Nayed, 49, cresceu em Trípoli, estudou nos EUA e no Canadá e fez negócios na Itália. Voltou para a Líbia na década de 1990, mantendo atividades empresariais aqui e no exterior.
Mas, embora tenha estudado engenharia por insistência de seu pai, seu coração sempre esteve na filosofia, no islamismo sufi e na religião comparada.
Nos últimos anos, Nayed se envolveu em contatos com cristãos e judeus. Em 2006, após polêmicas declarações do papa Bento 16 sobre o islamismo, Nayed foi um dos 138 acadêmicos muçulmanos que redigiram uma carta propondo um diálogo interreligioso.

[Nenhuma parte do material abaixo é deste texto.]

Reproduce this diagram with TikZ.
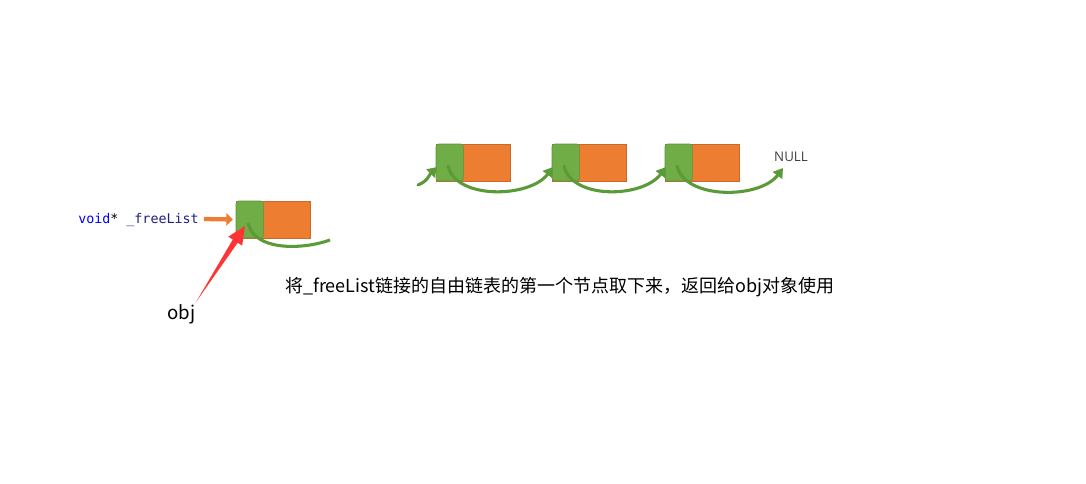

Ele participou de uma conferência de clérigos que recentemente reinterpretou a famosa "fatwa" (édito religioso) de Ibn Taymiyya, do século 14, sobre a "jihad", argumentando que os radicais islâmicos que a usam para justificar assassinatos estão equivocados.

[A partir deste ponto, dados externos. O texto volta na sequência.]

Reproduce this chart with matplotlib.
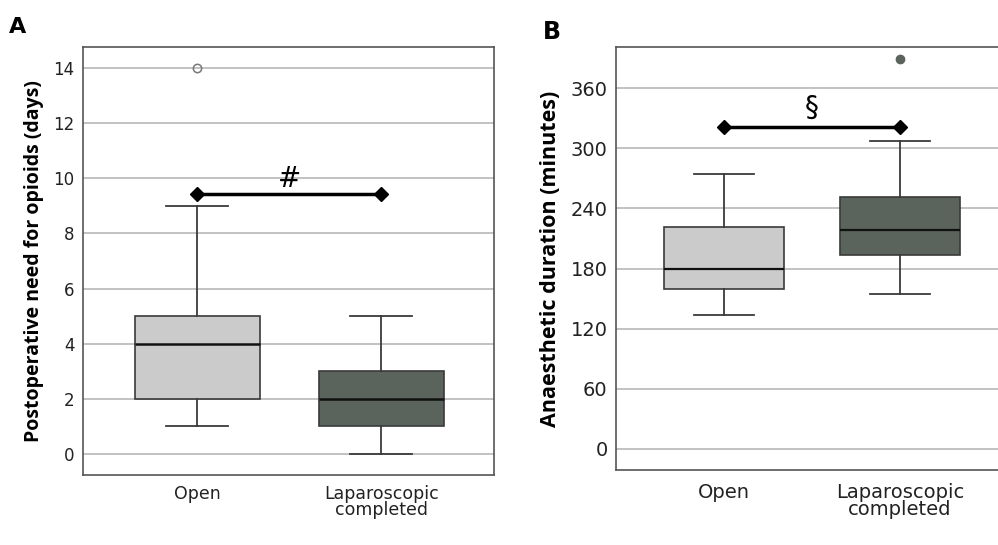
import matplotlib
matplotlib.use("Agg")
import matplotlib.pyplot as plt

# Data
groups = ["Open", "Laparoscopic\ncompleted"]

# Panel A: Postoperative need for opioids (days)
a_whislo = [1, 0]
a_q1 = [2, 1]
a_med = [4, 2]
a_q3 = [5, 3]
a_whishi = [9, 5]
a_fliers = [[14], []]
a_yticks = [0, 2, 4, 6, 8, 10, 12, 14]
a_sig_y = 9.45

# Panel B: Anaesthetic duration (minutes)
b_whislo = [134, 155]
b_q1 = [160, 194]
b_med = [180, 218]
b_q3 = [221, 251]
b_whishi = [274, 307]
b_fliers = [[], [389]]
b_yticks = [0, 60, 120, 180, 240, 300, 360]
b_sig_y = 321

light = "#cbcbcb"
dark = "#5a635c"
edge = "#3a3a3a"
grid_c = "#bdbdbd"

fig = plt.figure(figsize=(9.98, 5.45), dpi=100)

def make_stats(whislo, q1, med, q3, whishi, fliers):
    st = []
    for i in range(len(med)):
        st.append(dict(whislo=whislo[i], q1=q1[i], med=med[i], q3=q3[i],
                       whishi=whishi[i], fliers=fliers[i]))
    return st

def draw(ax, stats, yticks, ylim, xlim, tick_fs, xlab_fs, flier_styles, med_lw, pad):
    for yt in yticks:
        ax.axhline(yt, color=grid_c, lw=1.3, zorder=0)
    bp = ax.bxp(stats, positions=[1, 2], widths=0.68, patch_artist=True,
                showfliers=True, manage_ticks=False,
                whiskerprops=dict(color=edge, lw=1.3),
                capprops=dict(color=edge, lw=1.3),
                boxprops=dict(edgecolor=edge, lw=1.2),
                medianprops=dict(color="#111111", lw=med_lw),
                capwidths=0.34)
    for patch, c in zip(bp["boxes"], [light, dark]):
        patch.set_facecolor(c)
        patch.set_zorder(2)
    for fl, stl in zip(bp["fliers"], flier_styles):
        fl.set(**stl)
    ax.set_ylim(*ylim)
    ax.set_xlim(*xlim)
    ax.set_yticks(yticks)
    ax.set_yticklabels([str(t) for t in yticks], fontsize=tick_fs, color="#222222")
    ax.set_xticks([1, 2])
    ax.set_xticklabels(groups, fontsize=xlab_fs, color="#222222", linespacing=0.9)
    ax.tick_params(axis="y", length=0, pad=6)
    ax.tick_params(axis="x", length=0, pad=pad)
    for s in ax.spines.values():
        s.set_color("#555555")
        s.set_linewidth(1.2)

# Panel A
axA = fig.add_axes([0.0832, 0.1284, 0.412, 0.7854])
draw(axA, make_stats(a_whislo, a_q1, a_med, a_q3, a_whishi, a_fliers),
     a_yticks, (-0.77, 14.77), (0.38, 2.614), 12, 12.5,
     [dict(marker="o", markerfacecolor="none", markeredgecolor="#777777", markersize=6, markeredgewidth=1.1),
      dict(marker="o")], 1.8, 7)
axA.plot([1, 2], [a_sig_y, a_sig_y], color="black", lw=2.5, marker="D", markersize=7, zorder=5)
axA.text(1.5, a_sig_y + 0.02, "#", ha="center", va="bottom", fontsize=20, color="black")
axA.set_ylabel("Postoperative need for opioids (days)", fontsize=14, fontweight="bold",
               family="Open Sans", labelpad=7)

# Panel B
axB = fig.add_axes([0.6172, 0.1376, 0.3828, 0.776])
draw(axB, make_stats(b_whislo, b_q1, b_med, b_q3, b_whishi, b_fliers),
     b_yticks, (-21, 401), (0.386, 2.557), 14, 14,
     [dict(marker="o"),
      dict(marker="o", markerfacecolor=dark, markeredgecolor=dark, markersize=6)], 1.6, 9)
axB.spines["right"].set_visible(False)
axB.plot([1, 2], [b_sig_y, b_sig_y], color="black", lw=2.5, marker="D", markersize=7, zorder=5)
axB.text(1.5, b_sig_y + 5, "§", ha="center", va="bottom", fontsize=20, color="black")
axB.set_ylabel("Anaesthetic duration (minutes)", fontsize=15.5, fontweight="bold",
               family="Open Sans", labelpad=7)

fig.text(0.009, 0.95, "A", fontsize=16, fontweight="bold", family="DejaVu Sans", va="center")
fig.text(0.544, 0.942, "B", fontsize=17, fontweight="bold", family="DejaVu Sans", va="center")

fig.savefig("out.png", dpi=100)
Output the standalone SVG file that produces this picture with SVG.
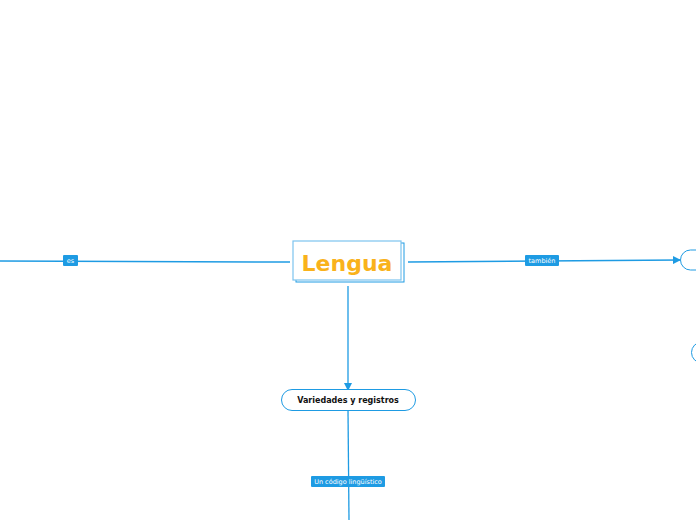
<svg xmlns="http://www.w3.org/2000/svg" width="696" height="520" viewBox="0 0 696 520">
<style>
.c{stroke:#1e9be3;stroke-width:1.3;fill:none}
.lb{fill:#1e9be3}
.lt{fill:#fff;font-family:"DejaVu Sans",sans-serif;font-size:6.5px;text-anchor:middle}
.n{fill:#fff;stroke:#1e9be3;stroke-width:1}
</style>
<defs><marker id="a" markerWidth="8" markerHeight="8" refX="7" refY="4" orient="auto" markerUnits="userSpaceOnUse"><path d="M0,0 L8,4 L0,8 Z" fill="#1e9be3"/></marker></defs>
<rect width="696" height="520" fill="#fff"/>
<g id="connectors">
<path class="c" d="M0,261 L255,262"/>
<path class="c" d="M255,262 L290,262" stroke-width="0.8"/>
<path class="c" d="M408,262 L680,260" marker-end="url(#a)"/>
<path class="c" d="M348,286 L348,390" marker-end="url(#a)"/>
<path class="c" d="M348,410 L349,520"/>
<rect class="lb" x="63" y="255" width="15" height="11" rx="1"/>
<text class="lt" x="70.5" y="262.8">es</text>
<rect class="lb" x="525" y="255" width="34" height="11" rx="1"/>
<text class="lt" x="542" y="262.8">también</text>
<rect class="lb" x="311" y="476" width="74" height="11" rx="1"/>
<text class="lt" x="348" y="483.8">Un código lingüístico</text>
</g>
<g id="lengua">
<rect x="296" y="243" width="108" height="39" fill="#fff" stroke="#1e9be3" stroke-width="1"/>
<rect x="293" y="241" width="108" height="39" fill="#fff" stroke="#7cc3ef" stroke-width="1.2"/>
<text x="347" y="271" font-family="DejaVu Sans,sans-serif" font-weight="bold" font-size="22" fill="#f9b21b" text-anchor="middle">Lengua</text>
</g>
<g id="variedades">
<rect class="n" x="281.5" y="389.5" width="134" height="21" rx="10.5"/>
<text x="348" y="403" font-family="DejaVu Sans,sans-serif" font-weight="bold" font-size="8" fill="#111" text-anchor="middle">Variedades y registros</text>
</g>
<g id="right1"><rect class="n" x="680.5" y="250" width="40" height="20" rx="10"/></g>
<g id="right2"><rect class="n" x="691.5" y="342" width="40" height="21" rx="10.5"/></g>
</svg>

Quando a rebelião começou, em fevereiro, ele e outros clérigos emitiram uma "fatwa" conclamando os líbios a resistirem a Gaddafi. Dois dias depois, ele fugiu para Dubai, nos Emirados Árabes, onde dirige a entidade islâmica Kalam Pesquisa e Mídia.
Foram as mulheres da sua vida -a esposa, a irmã e a filha- que o incentivaram à arriscada atuação na oposição. Quando partidários de Gaddafi ameaçaram os filhos da sua irmã, ela disse: "Se os matarem um a um, não recue".
Nayed diz que as mulheres líbias, que ele qualifica como "bastante piedosas, bastante livres e ao mesmo tempo bastante capazes" ocuparão cargos importantes no novo governo. Após assumir o poder, o CNT agora fala em organiza eleições nacionais, mas os prazos ainda estão em aberto.
Críticos resmungam sobre os contatos da sua família com o antigo regime. O pai dele, Ali Nayed, foi dono de uma grande construtora que trabalhava em projetos do governo, até Gaddafi confiscar seus bens, em 1978.
Nayed afirmou que, após 42 anos de domínio econômico de Gaddafi, poucos podem se dizer totalmente puros. "Havia outra escolha -deixar o país para sempre-, e tenho muito respeito por quem fez essa escolha", disse.
Ele tem grandes esperanças para a Líbia. Imagina que sua nação poderá se tornar um modelo para o mundo árabe. Ele vê os líbios, após receberem ajuda da Otan na sua revolução, abraçando o Ocidente sem perderem a dignidade.
"Se fizermos um bom trabalho aqui", disse Nayed, "isso pode se tornar um exemplo de respeito mútuo, compaixão mútua e amor mútuo entre a humanidade."